= Gordon Luke Clarke =

Fashion designer

Gordon Luke Clarke, also known as Luke, was a New Zealand fashion designer based in London during the 1970s.

Clarke was born in Auckland on 9 August 1945 to a Scottish father and Māori mother. At the age of 18, he went to work for the British couturier Hardy Amies as a designer of ready-to-wear for five years, before going on a tour of India. He also worked for Valentino. On his return to London, he launched his ready-to-wear boutique Luke, on the King's Road, Chelsea. He also sold his clothing exclusively through Bonwit Teller in the United States in 1973, stating that although his work had been compared to American sportswear, he felt it was more refined and had a more couture-like appearance.

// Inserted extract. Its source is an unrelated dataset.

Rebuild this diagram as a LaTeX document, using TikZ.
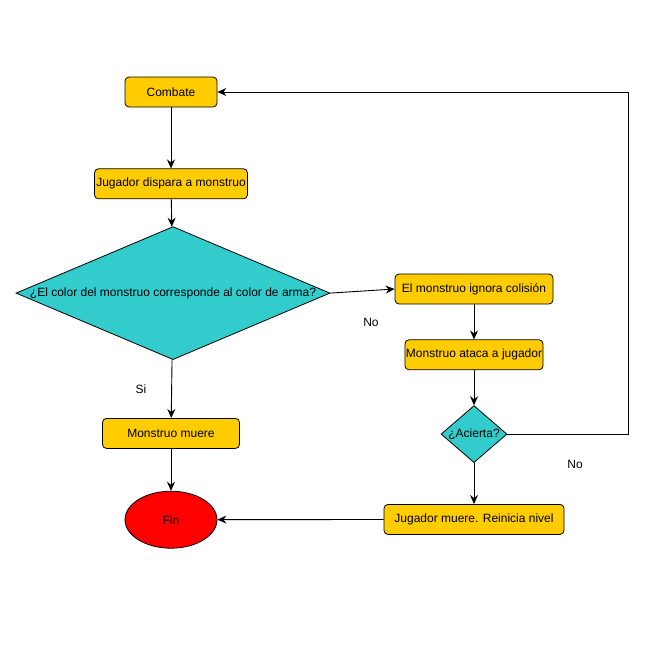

In 1978, along with a man's outfit by Cerruti, one of Clarke's womenswear ensembles was chosen by Barbara Griggs of the Daily Mail to represent the year in the Fashion Museum, Bath's Dress of the Year collection. Griggs considered Clarke to be one of the very few notable designers of the time, praising his ability to make attractive garments that followed the "big, baggy and bulky" multi-layered fashions of 1977–78. The ensemble she chose was a printed cotton tunic, skirt and leggings, worn in combination with a black leather skirt and coat, which represented Clark's focus on very simply shaped, versatile mix-and-match separates for the career woman.